Reasonableness of Gulf's Denial
In assessing the reasonableness of Gulf's denial of coverage, the court stated that the key to a bad faith claim lies in whether the insurer's denial was justified. The court noted that a determination of bad faith could be resolved on summary judgment if the evidence showed that the insurer's basis for denial was reasonable. In this case, the court found that Gulf's interpretation of the bond and its handling of the claim were reasonable, given the clear applicability of exclusion (e) to the loss. The court determined that there was no genuine dispute regarding the coverage issues, as the loss directly aligned with the exclusions laid out in the bond. As a result, Gulf's actions were deemed neither unreasonable nor conducted in bad faith, leading to a summary judgment in favor of Gulf on this claim.
Conclusion of the Case
Ultimately, the court granted Gulf's motion for summary judgment, concluding that Humboldt's claim was not covered under the terms of the bond due to the applicable exclusions.
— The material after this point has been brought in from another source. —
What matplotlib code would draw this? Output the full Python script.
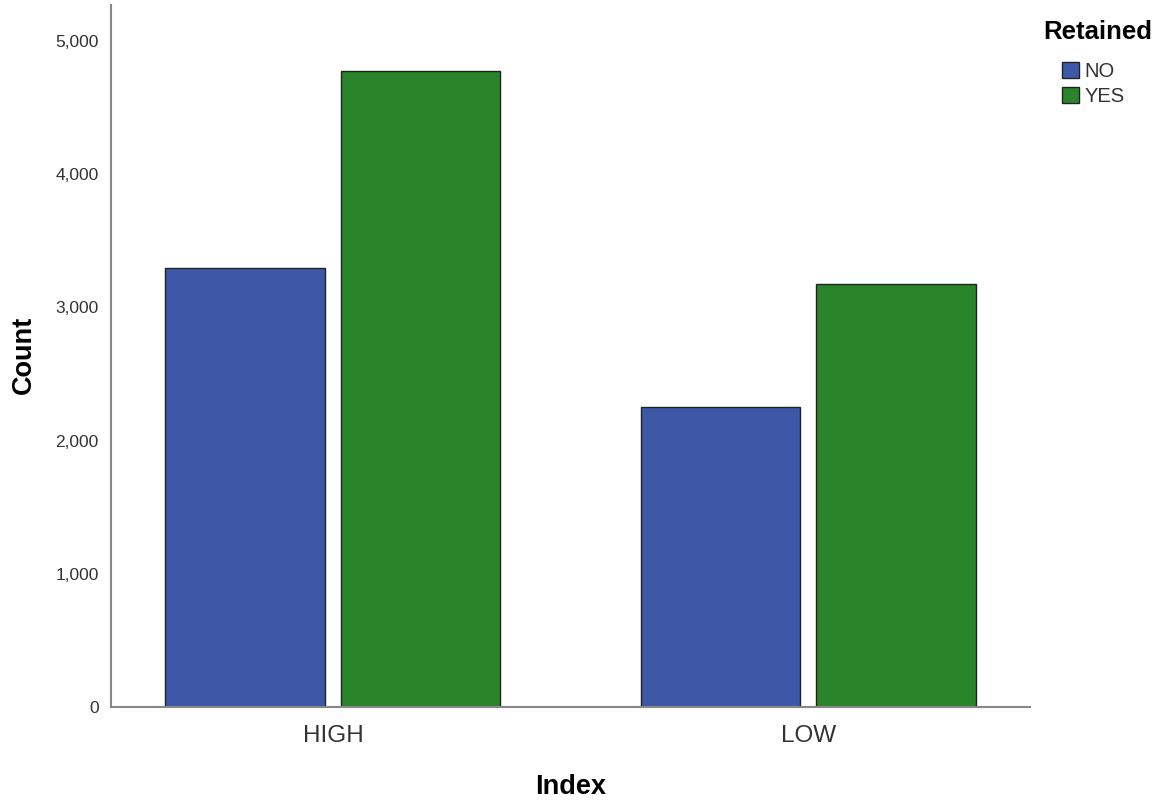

The court denied Humboldt's cross-motion for summary adjudication on the grounds that the funds provided to Schwartz were indeed treated as a loan or extension of credit, which fell within the exclusions stated in the bond. Furthermore, the court affirmed that Schwaz Armored did not qualify as an employee under the bond's definitions. The court's ruling underscored the importance of the language within the insurance policy and the broader context of the transaction, establishing a clear precedent regarding the interpretation of similar bond exclusions in future cases.